High-efficiency carbon dioxide electroreduction system reduces our carbon footprint and progressing carbon neutrality goals

Ethylene (C2H4) is one of the most in-demand chemicals globally and is mainly used in the manufacture of polymers such as polyethylene, which, in turn, can be used to make plastics and chemical fibres commonly used in daily life. However, it is still mostly obtained from petrochemical sources and the production process involves the creation of a very significant carbon footprint.

Led by Prof. Daniel LAU, Chair Professor of Nanomaterials and Head of the Department of Applied Physics, the research team adopted the method of electrocatalytic CO₂ reduction -- using green electricity to convert carbon dioxide into ethylene, providing a more environmentally friendly alternative and stable ethylene production. The research team is working to promote this emerging technology to bring it closer to mass production, closing the carbon loop and ultimately achieving carbon neutrality.

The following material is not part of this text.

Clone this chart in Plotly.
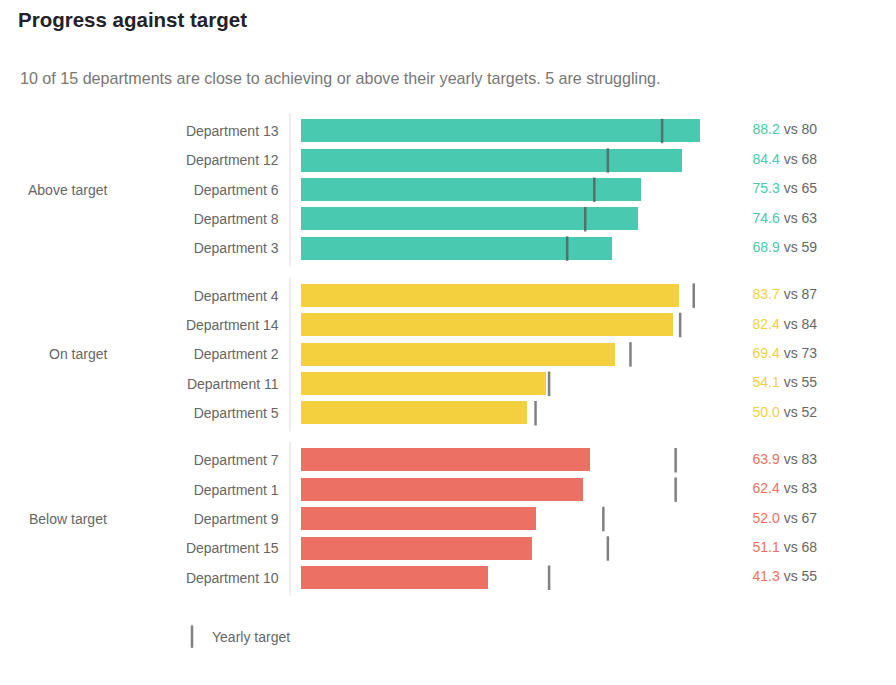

Prof. Lau's innovation is to dispense with the alkali-metal electrolyte and use pure water as a metal-free anolyte to prevent carbonate formation and salt deposition. The research team denotes their design the APMA system, where A stands for anion-exchange membrane (AEM), P represents the proton-exchange membrane (PEM), and MA indicates the resulting membrane assembly.

When an alkali-metal-free cell stack containing the APMA and a copper electrocatalyst was constructed, it produced ethylene with a high specificity of 50%. It was also able to operate for over 1,000 hours at an industrial-level current of 10A -- a very significant increase in lifespan over existing systems, meaning the system can be easily expanded to an industrial scale.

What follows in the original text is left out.